224 千葉県がんセンター(千葉県千葉市)
充実した設備で千葉県のがん医療を牽引する
開院したのは半世紀前の1972年。その後、拡張が繰り返されて来たが、耐震上の問題や配管等の老朽化から建て替える事となり、2020年10月に地下1階、地上9階建ての新病院が開院した。旧病院は、改修して使う一部を残して取り壊される筈だったが、22年4月まで新型コロナ感染症の臨時医療施設として使われた為、現在もまだ残ったままになっている。
新病院は採光部が大きく、明るく開放感が有るのが特長だ。外来が在る2階の通路は、上部から外光が降り注ぐ構造になっている。「病院というよりエアポート風」と患者の評判は上々だ。
旧病院は341床だったが、新病院は450床。高齢化に備えて緩和ケアの病床を25床から53床に増やし、血液がんに取り組む為に無菌室も増やした。又、高度ながん医療が提供出来る様、医療機器も充実させた。手術支援ロボットは2台体制にし、泌尿器科だけでなく、他の診療科も使える様にした。放射線は、診断の為のPET-CTやAngio-CT、治療では最新のIMRTを導入。薬物療法を行うがん薬物療法センターには、多様なタイプのベッドを用意し、数も増やした。

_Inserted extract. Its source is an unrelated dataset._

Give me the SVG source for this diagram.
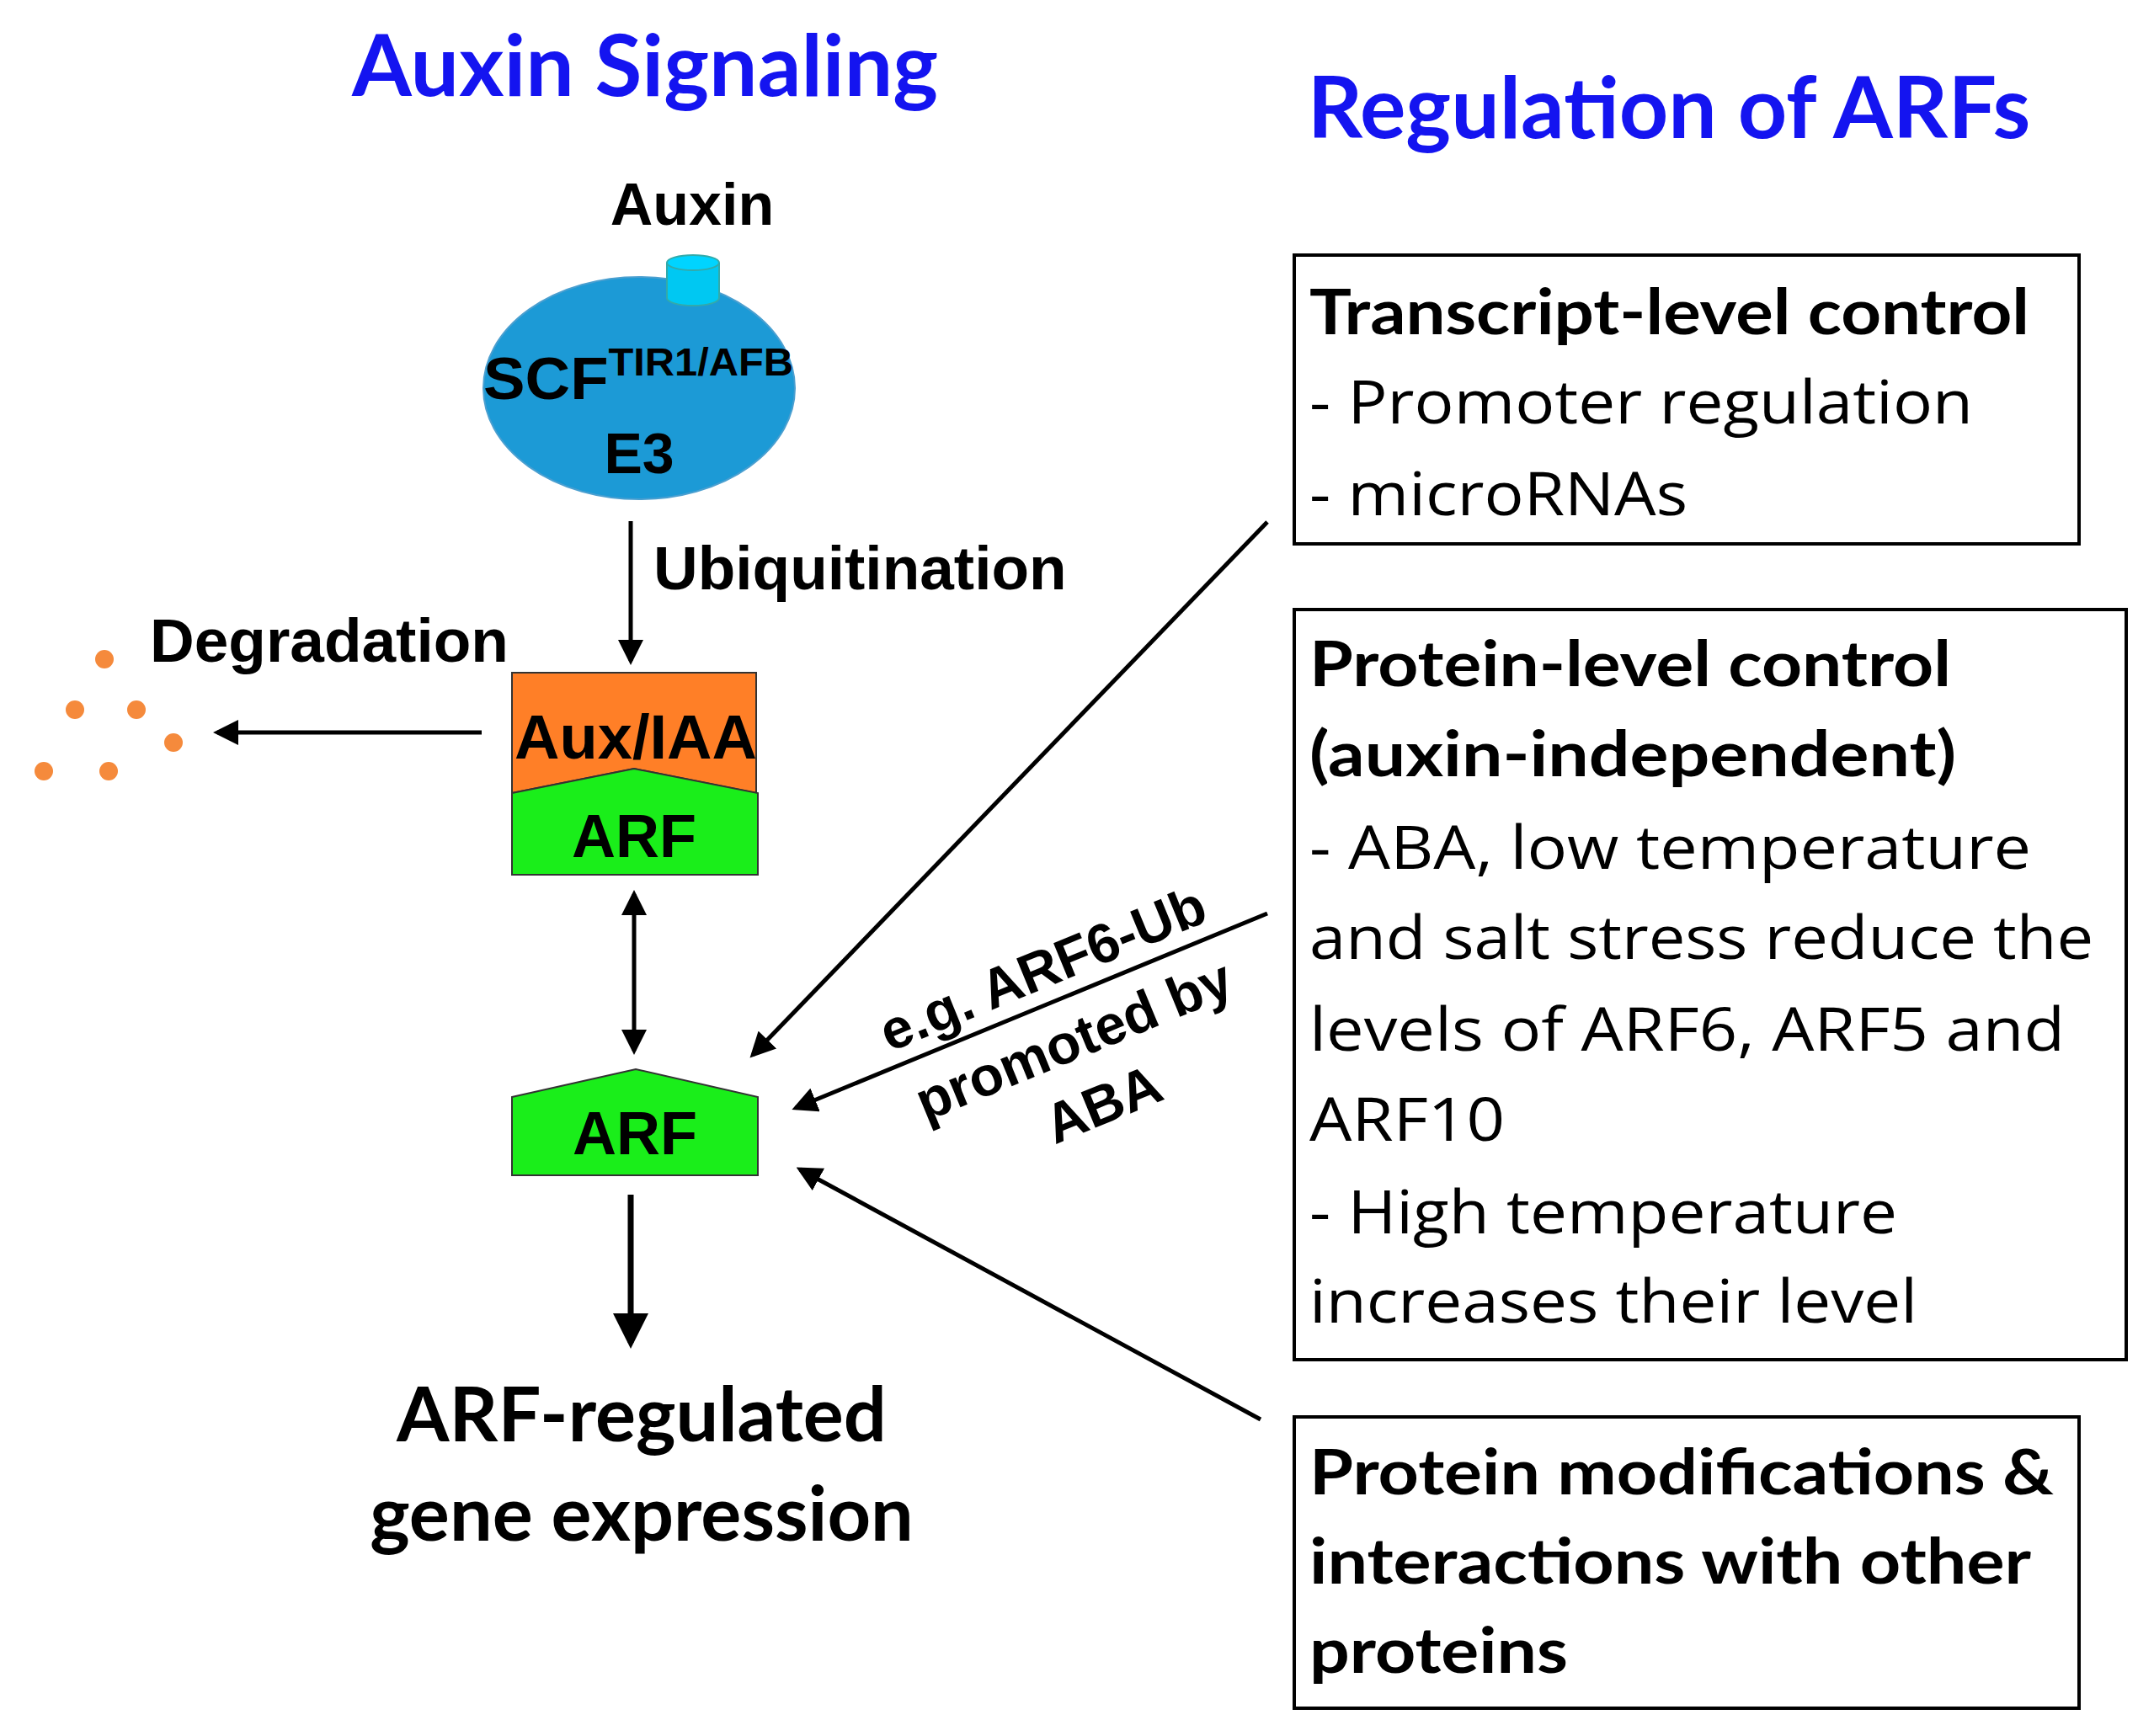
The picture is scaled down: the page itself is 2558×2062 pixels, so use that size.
<svg xmlns="http://www.w3.org/2000/svg" width="2558" height="2062" viewBox="0 0 2558 2062">
<defs>
<style>
.t{font-family:Lato,"Open Sans",sans-serif;font-weight:bold;fill:#1414f0}
.a{font-family:"Liberation Sans",Arial,sans-serif;font-weight:bold;fill:#000}
.cb{font-family:Lato,"Open Sans",sans-serif;font-weight:bold;fill:#000;font-size:74px}
.cr{font-family:"Open Sans",Lato,sans-serif;fill:#000;font-size:72px}
.box{fill:#fff;stroke:#000;stroke-width:4}
.ln{stroke:#000;stroke-width:5;fill:none}
.dot{fill:#f58a3c}
</style>
<marker id="ah" markerWidth="6" markerHeight="6" refX="5" refY="3" orient="auto-start-reverse" markerUnits="strokeWidth"><path d="M0,0 L6,3 L0,6 z" fill="#000"/></marker>
</defs>
<rect width="2558" height="2062" fill="#fff"/>
<text class="t" x="766" y="114" font-size="102" text-anchor="middle">Auxin Signaling</text>
<text class="t" x="1982" y="164" font-size="102" text-anchor="middle">Regulation of ARFs</text>

<g id="auxin"><text class="a" x="822" y="267" font-size="70" text-anchor="middle">Auxin</text></g>
<g id="scf">
<ellipse cx="759" cy="461" rx="185" ry="132" fill="#1c9ad6" stroke="#4a9fd0" stroke-width="2"/>
<path d="M792,312 v42 a31,9 0 0 0 62,0 v-42" fill="#00c8f2" stroke="#3aa" stroke-width="2"/>
<ellipse cx="823" cy="312" rx="31" ry="9" fill="#00d4ff" stroke="#3aa" stroke-width="2"/>
<text class="a" x="574" y="474" font-size="70" textLength="368" lengthAdjust="spacingAndGlyphs">SCF<tspan font-size="46" dy="-28">TIR1/AFB</tspan></text>
<text class="a" x="759" y="562" font-size="68" text-anchor="middle">E3</text>
</g>
<g id="auxiaa">
<path d="M608,799 H898 V942 L753,913 L608,942 Z" fill="#ff7f27" stroke="#333" stroke-width="2"/>
<path d="M608,942 L753,913 L900,942 V1039 H608 Z" fill="#1aee1a" stroke="#333" stroke-width="2"/>
<text class="a" x="755" y="901" font-size="74" text-anchor="middle">Aux/IAA</text>
<text class="a" x="753" y="1018" font-size="72" text-anchor="middle">ARF</text>
</g>
<g id="arf">
<path d="M608,1303 L755,1270 L900,1303 V1396 H608 Z" fill="#1aee1a" stroke="#333" stroke-width="2"/>
<text class="a" x="754" y="1371" font-size="72" text-anchor="middle">ARF</text>
</g>
<g id="dots">
<circle class="dot" cx="124" cy="783" r="11"/><circle class="dot" cx="89" cy="843" r="11"/><circle class="dot" cx="162" cy="843" r="11"/><circle class="dot" cx="206" cy="882" r="11"/><circle class="dot" cx="52" cy="916" r="11"/><circle class="dot" cx="129" cy="916" r="11"/>
</g>
<g id="output">
<text class="cb" x="762" y="1712" text-anchor="middle" style="font-size:90px">ARF-regulated</text>
<text class="cb" x="762" y="1830" text-anchor="middle" style="font-size:90px">gene expression</text>
</g>
<g id="box1">
<rect class="box" x="1537" y="303" width="932" height="343"/>
<text class="cb" x="1555" y="397" textLength="855" lengthAdjust="spacingAndGlyphs">Transcript-level control</text>
<text class="cr" x="1555" y="503" textLength="788" lengthAdjust="spacingAndGlyphs">- Promoter regulation</text>
<text class="cr" x="1555" y="612" textLength="449" lengthAdjust="spacingAndGlyphs">- microRNAs</text>
</g>
<g id="box2">
<rect class="box" x="1537" y="724" width="988" height="891"/>
<text class="cb" x="1555" y="815" textLength="762" lengthAdjust="spacingAndGlyphs">Protein-level control</text>
<text class="cb" x="1555" y="922" textLength="768" lengthAdjust="spacingAndGlyphs">(auxin-independent)</text>
<text class="cr" x="1555" y="1032" textLength="857" lengthAdjust="spacingAndGlyphs">- ABA, low temperature</text>
<text class="cr" x="1555" y="1139" textLength="931" lengthAdjust="spacingAndGlyphs">and salt stress reduce the</text>
<text class="cr" x="1555" y="1248" textLength="897" lengthAdjust="spacingAndGlyphs">levels of ARF6, ARF5 and</text>
<text class="cr" x="1555" y="1355" textLength="232" lengthAdjust="spacingAndGlyphs">ARF10</text>
<text class="cr" x="1555" y="1465" textLength="698" lengthAdjust="spacingAndGlyphs">- High temperature</text>
<text class="cr" x="1555" y="1571" textLength="722" lengthAdjust="spacingAndGlyphs">increases their level</text>
</g>
<g id="box3">
<rect class="box" x="1537" y="1683" width="932" height="346"/>
<text class="cb" x="1555" y="1775" textLength="884" lengthAdjust="spacingAndGlyphs">Protein modifications &amp;</text>
<text class="cb" x="1555" y="1881" textLength="857" lengthAdjust="spacingAndGlyphs">interactions with other</text>
<text class="cb" x="1555" y="1987" textLength="307" lengthAdjust="spacingAndGlyphs">proteins</text>
</g>
<g id="connectors">
<line class="ln" x1="749" y1="619" x2="749" y2="785" marker-end="url(#ah)"/>
<text class="a" x="776" y="700" font-size="73">Ubiquitination</text>
<line class="ln" x1="572" y1="870" x2="258" y2="870" marker-end="url(#ah)"/>
<text class="a" x="178" y="786" font-size="73">Degradation</text>
<line class="ln" x1="753" y1="1062" x2="753" y2="1248" marker-start="url(#ah)" marker-end="url(#ah)"/>
<line x1="749" y1="1419" x2="749" y2="1595" stroke="#000" stroke-width="7" marker-end="url(#ah)"/>
<line class="ln" x1="1505" y1="620" x2="894" y2="1253" marker-end="url(#ah)"/>
<line class="ln" x1="1505" y1="1085" x2="945" y2="1316" marker-end="url(#ah)"/>
<line class="ln" x1="1497" y1="1686" x2="950" y2="1389" marker-end="url(#ah)"/>
<text class="a" x="1238" y="1173" font-size="66" text-anchor="middle" transform="rotate(-22.4 1238 1150)">e.g. ARF6-Ub</text>
<text class="a" x="1275" y="1258" font-size="66" text-anchor="middle" transform="rotate(-22.4 1275 1235)">promoted by</text>
<text class="a" x="1310" y="1334" font-size="66" text-anchor="middle" transform="rotate(-22.4 1310 1311)">ABA</text>
</g>
</svg>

患者の為の癒しの施設としては、「患者サロン」が設置されている。ここでは「ピア・サポーター」と呼ばれるがん体験者と話をする事が出来るし、ゆっくり本を読む事も出来る。サロン内にはがん関係の図書や一般図書3000冊余りを集めた「にとな文庫」が在る。司書もいて、図書の貸出も行っている本格的な図書室である。

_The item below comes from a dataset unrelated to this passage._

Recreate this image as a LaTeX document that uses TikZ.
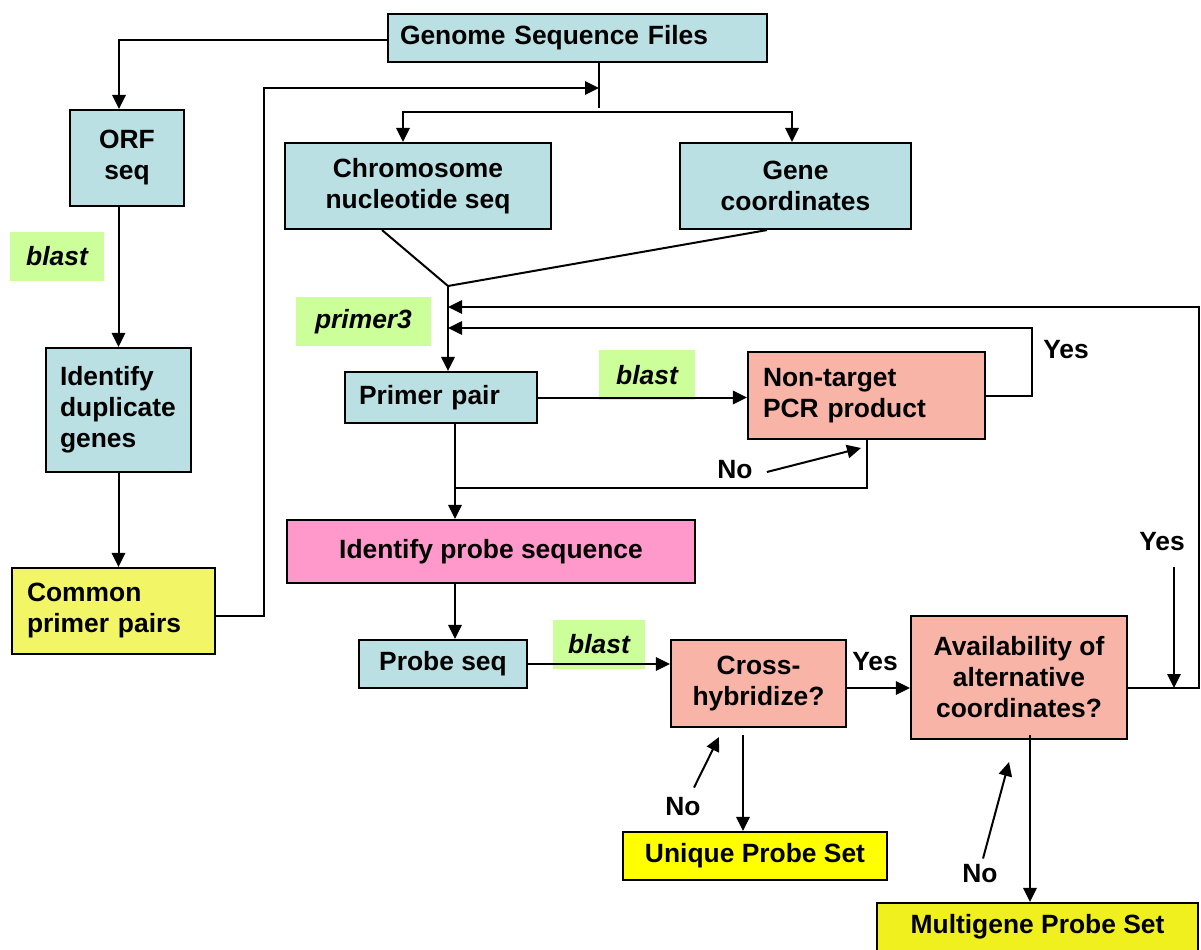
\documentclass[tikz,border=0pt]{standalone}
\usepackage{fontspec}
\setmainfont{Liberation Sans}
\usetikzlibrary{arrows.meta,calc}
\definecolor{cblue}{RGB}{186,224,227}
\definecolor{csalmon}{RGB}{248,180,166}
\definecolor{cpink}{RGB}{255,153,204}
\definecolor{cyel}{RGB}{242,245,102}
\definecolor{cyel2}{RGB}{255,255,0}
\definecolor{cyel3}{RGB}{240,240,30}
\definecolor{cgreen}{RGB}{204,255,153}
\begin{document}
\begin{tikzpicture}[x=0.75pt,y=-0.75pt,
  font=\fontsize{19.8pt}{23.25pt}\selectfont\bfseries,
  box/.style={draw=black,line width=1.6pt,inner sep=0pt,align=center},
  sz/.style 2 args={minimum width=#1*0.75pt,minimum height=#2*0.75pt},
  lbl/.style={fill=cgreen,inner sep=0pt,font=\fontsize{19.8pt}{23.25pt}\selectfont\bfseries\itshape},
  txt/.style={inner sep=0pt},
  arr/.style={line width=1.5pt,-{Triangle[length=10.5pt,width=10pt]}},
  ln/.style={line width=1.5pt}]
\useasboundingbox (0,0) rectangle (1201,949);
\clip (0,0) rectangle (1201,949);
% green labels
\node[lbl,sz={94}{49}] (blA) at (57,256.5) {blast};
\node[lbl,sz={135}{49}] (pr3) at (363.5,321.5) {primer3};
\node[lbl,sz={96}{50}] (blB) at (647,375) {blast};
\node[lbl,sz={92}{49}] (blC) at (599,644.5) {blast};
% boxes
\node[box,fill=cblue,sz={379}{48},align=left,text width=266.25pt,inner xsep=9pt] (genome) at (577.5,38) {Genome Sequence Files};
\node[box,fill=cblue,sz={114}{96}] (orf) at (127,158) {ORF\\seq};
\node[box,fill=cblue,sz={145}{124},align=left,text width=87.75pt,inner xsep=10.5pt] (dup) at (118.5,410) {Identify\\duplicate\\genes};
\node[box,fill=cyel,sz={203}{86},align=left,text width=129.75pt,inner xsep=11.25pt] (common) at (113.5,611) {Common\\primer pairs};
\node[box,fill=cblue,sz={266}{86}] (chrom) at (418,186) {Chromosome\\nucleotide seq};
\node[box,fill=cblue,sz={231}{86}] (genec) at (795.5,186) {Gene\\coordinates};
\node[box,fill=cblue,sz={192}{51},align=left,text width=123pt,inner xsep=10.5pt] (primer) at (441,397.5) {Primer pair};
\node[box,fill=csalmon,sz={237}{87},align=left,text width=155.25pt,inner xsep=11.25pt] (nontarget) at (866.5,395.5) {Non-target\\PCR product};
\node[box,fill=cpink,sz={408}{63}] (probeid) at (491,551.5) {Identify probe sequence};
\node[box,fill=cblue,sz={168}{48}] (probeseq) at (443,664) {Probe seq};
\node[box,fill=csalmon,sz={175}{87}] (cross) at (758.5,683.5) {Cross-\\hybridize?};
\node[box,fill=csalmon,sz={216}{123}] (avail) at (1019,677.5) {Availability of\\alternative\\coordinates?};
\node[box,fill=cyel2,sz={264}{48}] (unique) at (755,856) {Unique Probe Set};
\node[box,fill=cyel3,sz={321}{48}] (multi) at (1037.5,927) {Multigene Probe Set};
% text labels
\node[txt] (yes1) at (1066,350) {Yes};
\node[txt] (yes2) at (1162,542) {Yes};
\node[txt] (yes3) at (875,662) {Yes};
\node[txt] (no1) at (735,470) {No};
\node[txt] (no2) at (683,807) {No};
\node[txt] (no3) at (980,874) {No};
% coordinates
\coordinate (gs) at (599,88);
\coordinate (gsb) at (599,108);
\coordinate (br) at (599,112);
\coordinate (mg) at (448,286);
\coordinate (in1) at (448,328);
\coordinate (in2) at (448,307);
\coordinate (pj) at (455,488);
\coordinate (no1t) at (861,448);
\coordinate (ys) at (1174,567);
\coordinate (no2t) at (719,737);
\coordinate (cd) at (743,735);
\coordinate (no3t) at (1009,762);
\coordinate (ad) at (1030,735);
\coordinate (cy) at ([yshift=-3.4pt]cross.east);
\coordinate (ay) at ([yshift=-7.9pt]avail.east);
% connectors
\draw[arr] ([yshift=-1.5pt]genome.west) -| ($(orf.north)+(-8,0)$);
\draw[arr] (orf.south -| dup.north) -- (dup.north);
\draw[arr] (dup.south) -- (dup.south |- common.north);
\draw[arr] ([yshift=-3.5pt]common.east) -- ++(48,0) |- (gs);
\draw[ln] (gs |- genome.south) -- (gsb);
\draw[arr] (br) -| ($(chrom.north)+(-15,0)$);
\draw[arr] (br) -| ($(genec.north)+(-3.5,0)$);
\draw[ln] ($(chrom.south)+(-36,0)$) -- (mg) -- ($(genec.south)+(-28.5,0)$);
\draw[arr] (mg) -- (mg |- primer.north);
\draw[arr] (primer.east) -- (primer.east -| nontarget.west);
\draw[arr] (nontarget.east) -- ++(46,0) |- (in1);
\draw[ln] (pj |- primer.south) -- (pj);
\draw[arr] (pj) -- (pj |- probeid.north);
\draw[ln] (pj) -| (nontarget.south);
\draw[arr] ($(no1.east)+(14,2)$) -- (no1t);
\draw[arr] (pj |- probeid.south) -- (pj |- probeseq.north);
\draw[arr] (probeseq.east) -- (probeseq.east -| cross.west);
\draw[arr] (cy) -- (cy -| avail.west);
\draw[arr] (ay) -- ++(71,0) |- (in2);
\draw[arr] (ys) -- (ys |- ay);
\draw[arr] ($(no2.north)+(11,-10)$) -- (no2t);
\draw[arr] (cd) -- (cd |- unique.north);
\draw[arr] ($(no3.north)+(3,-6)$) -- (no3t);
\draw[arr] (ad) -- (ad |- multi.north);
\end{tikzpicture}
\end{document}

もう1つ特筆すべきなのは「患者総合支援センター」である。看護師、医療ソーシャルワーカー、薬剤師等多様な職種のスタッフで構成され、患者のどんな相談にも乗ってくれる。「それについてはあちらで聞いて下さい」と言われる事無く、ワンストップで必要な支援が受けられるのが特長だ。カウンターの面談スペースが10個、個室が6室あり、プライバシーにも配慮されている。
飯笹俊彦病院長は、「がん医療は均てん化と個別化の2方向に進むと思いますが、新病院により、その体制が整ったと考えています」と語る。都道府県がん診療連携拠点病院として県のがん医療を牽引して行く使命を担い、がんゲノム医療拠点病院としてゲノム医療にも取り組んで行く。